振られどめとしてテープのみを残してもよし、もちろんウエストハーネスはそのままでも構いません。水食料の重量を考慮して上半身に疲労が蓄積した時には腰でサポートするというオーソドックスなULバックパックの背負い方は行動時間が長い旅ではやはり嬉しい機能であることは間違いありません。

フロントメッシュポケット

ストレッチメッシュのフロントポケットはベータライト45だとポケット入口がナイロン生地で補強されているためモノの出し入れがやや面倒ですが、ベータライト30の場合は、ストレッチメッシュのみ、かつツマミとしてのループが配置されているのでかなり使いやすくなっています。とはいえ、道具の外装が極力避けられるクライミング文化(※バックパックへ道具を外装すると、木の枝、岩角に引っかかることでバランスを崩したり、落石などを誘発することがあります。もちろん道具の脱落も考えねばなりません。不安定な環境での活動ならなおのこと注意が必要なことから、極力外装は避けるようになります。)をベースとしたブランドだけに、公式ホームページでもフロントポケットは「ボーナス」と表現されています。

ボトムコード

バックパックの底部にはコードが配置されています。公式ホームページではマットを横付けした画像があります。マット、衣類などの装着に有効です。バックパックの本体容量を最大限活かすうえでも嬉しい装備です。しかしマットを外付けするときはご注意ください。日本の山岳地では登山道とはいえ、急峻でかつ幅が狭く、すれ違いに十分なスペースがないところも多々あります。
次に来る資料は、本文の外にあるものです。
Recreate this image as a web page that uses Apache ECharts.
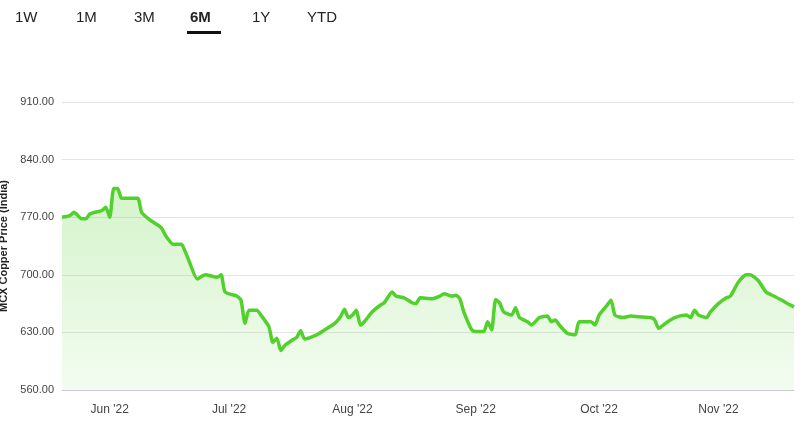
<!DOCTYPE html>
<html lang="en">
<head>
<meta charset="UTF-8">
<title>MCX Copper</title>
<script src="https://cdn.jsdelivr.net/npm/echarts@6/dist/echarts.min.js"></script>
<style>
    html, body { margin: 0; padding: 0; background: #fff; font-family: "Liberation Sans", Arial, sans-serif; }
    .tabs { position: absolute; left: 0; top: 0; height: 40px; width: 400px; }
    .tabs span { position: absolute; top: 8px; font-size: 15px; color: #222; }
    .tabs span.on { font-weight: bold; }
    .tabs .bar { position: absolute; left: 187px; top: 31px; width: 34px; height: 3px; background: #111; }
    #chart1 { position: absolute; left: 0; top: 0; width: 804px; height: 441px; }
</style>
</head>
<body>
<div id="chart1"></div>
<div class="tabs">
    <span style="left:15px">1W</span>
    <span style="left:76px">1M</span>
    <span style="left:134px">3M</span>
    <span class="on" style="left:190px">6M</span>
    <span style="left:252px">1Y</span>
    <span style="left:307px">YTD</span>
    <div class="bar"></div>
</div>
<script>
    // days counted from 1 Jun 2022
    var days = [-12,-10,-9,-7,-6,-5,-2,-1,0,1,2,3,7,8,10,13,14,16,18,19,20,22,24,27,28,29,32,33,34,35,37,38,40,41,42,43,44,46,47,48,49,52,54,56,57,58,59,60,61,62,63,64,66,68,69,71,72,74,76,77,78,81,83,84,86,87,88,89,91,92,94,95,96,97,98,99,101,102,103,105,106,108,110,111,112,113,115,117,118,121,122,123,125,126,127,129,131,133,136,137,138,140,142,145,146,147,148,150,151,153,155,156,158,160,161,163,165,167,169,170,172];
    var prices = [770,772,776,768,768,774,778,782,770,805,805,793,793,776,767,757,748,737,737,728,716,695,700,697,700,679,674,669,641,657,657,651,637,618,623,608,614,621,624,632,622,627,633,639,643,649,658,648,651,657,639,643,655,663,666,679,674,672,666,665,672,671,674,677,674,675,671,655,633,631,631,643,633,670,666,655,651,660,648,643,639,648,650,643,645,639,629,627,643,643,639,651,663,669,651,648,650,649,648,645,635,642,648,651,648,657,651,648,655,665,672,674,691,700,700,693,679,674,669,666,661];
    var monthTicks = [0, 30, 61, 92, 123, 153];
    var monthLabels = ["Jun '22", "Jul '22", "Aug '22", "Sep '22", "Oct '22", "Nov '22"];

    var seriesData = days.map(function (d, i) { return [d, prices[i]]; });

    var ctx1 = echarts.init(document.getElementById("chart1"));
    ctx1.setOption({
        animation: false,
        grid: { left: 62, right: 10, top: 102, bottom: 51, containLabel: false, outerBoundsMode: 'none' },
        xAxis: {
            type: 'value', min: -12, max: 172,
            splitLine: { show: false },
            axisLine: { show: true, lineStyle: { color: '#ccc' } },
            axisTick: { show: false, customValues: monthTicks },
            axisLabel: {
                customValues: monthTicks, color: '#444', fontSize: 12, margin: 14,
                formatter: function (v) { return monthLabels[monthTicks.indexOf(v)] || ''; }
            }
        },
        yAxis: {
            type: 'value', min: 560, max: 910, interval: 70,
            name: 'MCX Copper Price (India)', nameLocation: 'middle', nameGap: 52,
            nameTextStyle: { fontWeight: 'bold', fontSize: 11, color: '#222' },
            axisLine: { show: false }, axisTick: { show: false },
            splitLine: { lineStyle: { color: '#e4e4e4' } },
            axisLabel: { color: '#444', fontSize: 11, formatter: function (v) { return v.toFixed(2); } }
        },
        series: [{
            type: 'line', data: seriesData, symbol: 'none', smooth: 0.2,
            lineStyle: { color: '#52d12c', width: 3.5 },
            areaStyle: {
                color: new echarts.graphic.LinearGradient(0, 0, 0, 1, [
                    { offset: 0, color: 'rgba(82,209,44,0.35)' },
                    { offset: 1, color: 'rgba(82,209,44,0.10)' }
                ])
            }
        }]
    });
</script>
</body>
</html>
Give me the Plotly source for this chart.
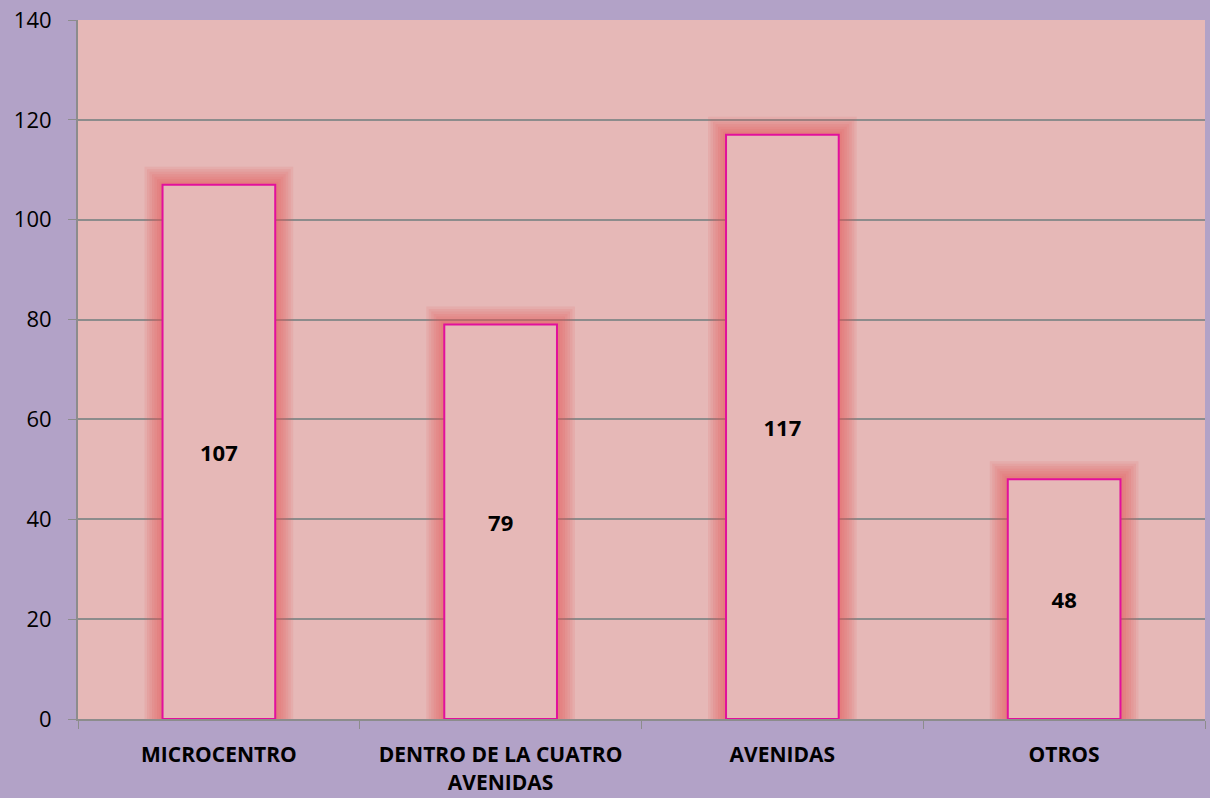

マットの横付けはすれ違い時にバランスを崩すこともあることを常に念頭においてください。
このストラップは装備の外装で使うより、デイハイクなどで荷物が少ない状況で使用する際にこのストラップをしっかりと絞ることでバックパックの底部のマチをなくし、荷物がバックパックの底にたまらないようにするために使用してはいかがでしょうか。

背面パッド

ベータライト30はフレーム無しのバックパックですが、薄手のウレタンフォームが入っています。挿し入れは容易ですので、バックパックの剛性をあげたい場合はホームセンターなどで硬めの樹脂シートをご用意いただき、このウレタンフォームを同じ形にカットして挿し入れてみてください。

目止めについて

バックパックの表側の縫い目は目止めされていますが、背面側については目止め処理はされておりません。ウルトラウィーブの素材自体は水を通しませんが、縫い目からの浸水を防ぐことはできませんので、バックパック内部での防水対策は必ずおこなってください。バックパックは完全防水ではありませんが、生地が水を吸わない、重たくならない、それだけで十二分に意味があることだと思います。
ベータライトシリーズは30L、45Lとふたつのモデルが展開されています。2024年1年間、両モデルをテストした結果、ならびに上記のような製品仕様をふまえると、その真価がより強く発揮されるのは30Lモデルだとハイカーズデポでは考えるようになりました。より速くより遠くへというファストパッキングの思想が色濃く反映されていますが、ランナーだけのバックパックではありません。週末の1泊2日のハイキングから、UL志向のハイカーによる数ヶ月のスルーハイキングまで、歩くことを愛するハイカーにとっても軽さと耐久性とを与えてくれるバックパックなのです。